J'étais en poste à Londres, en 2006, quand j'ai reçu l'appel téléphonique de Mohamed, mon camarade de promotion de l'ENA. Après les questions d'usage sur la santé et le séjour dans cette merveilleuse capitale, sa «ville préférée en Europe», il entra dans le vif du sujet : son fils.

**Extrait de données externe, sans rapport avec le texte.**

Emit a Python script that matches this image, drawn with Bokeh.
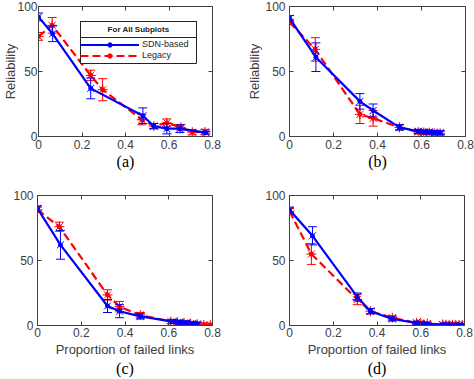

Je n'ai jamais vu Mohamed dans un aussi dramatique état mental, lui, le fringant Algérois, toujours souriant et tiré à quatre épingles, qui a réussi l'exploit, dès sa sortie de l'ENA, en 1979, d'être nommé à un poste supérieur dans une prestigieuse institution de la République, et qui a allègrement gravi les échelons jusqu'à en devenir l'un des principaux directeurs.

Il sombrait visiblement dans un stress, une panique, voire même dans un désarroi, pathétiques et émouvants à cause de la «folle» décision de son fils aîné K. qui avait décidé, un jour, de laisser tomber la florissante entreprise familiale, qu'il gérait à Alger, pour aller s'installer en France où il a vécu clandestinement pendant trois ans après y être entré avec un visa touristique en bonne et due forme.

K. a, par la suite, regagné clandestinement la Grande-Bretagne, pays de ses rêves, où il vit depuis deux mois.

«L'irrésistible appel du large, auquel ni Ulysse, ni Sindbad, ni même Ibn Batouta n'avaient résisté, a été plus fort que nos pauvres voix impuissantes et nos arguments irrecevables»

«Seuls les parents d'enfants enlisés dans de telles aventures pourraient mesurer la gravité et l'impact considérable de ce drame sur la cellule familiale concernée».

«Les sirènes du voyage sont plus fortes que toutes autres perspectives, au point d'obnubiler ceux et celles qui en sont victimes et de forcer leurs proches à accepter leur folie, dans l'espoir de leur éviter le pire, c'est-à-dire le suicide, sous une forme ou une autre.

«K. vit actuellement avec un groupe de clandestins algériens originaires d'Alger, à Finsbury Park*. Ils vivotent grâce aux dons d'associations caritatives.

«Je te serais très reconnaissant si tu pouvais l'aider à trouver un boulot décent pour l'éloigner de toutes influences et tentations néfastes». Ces paroles, plusieurs fois interrompues de sanglots, de mon ami Mohamed, m'avaient fortement ému et ébranlé.

La déchirante mauvaise passe que lui et sa famille traversaient m'avait incité à redoubler d'efforts pour accéder à la demande de ce père en détresse.

Mon ami, le brave Timbo, ressortissant algérien natif de Guelma, un Oumeddour, gérant d'un restaurant à Notting Hill, un célèbre quartier de Londres, a accepté d'engager K. et, contrairement à beaucoup de ses compagnons d'infortune, déportés vers leurs pays d'origine ou vivant encore dans une dure et de plus en plus insupportable clandestinité, il a même réussi à régulariser sa situation administrative, grâce à un mariage avec une Européenne de l'Est de l'Europe, naturalisée britannique.

*Quartier populaire de Londres, fréquenté par les islamistes, en raison de la mosquée qui s'y trouve, communément appelé «Londonstan».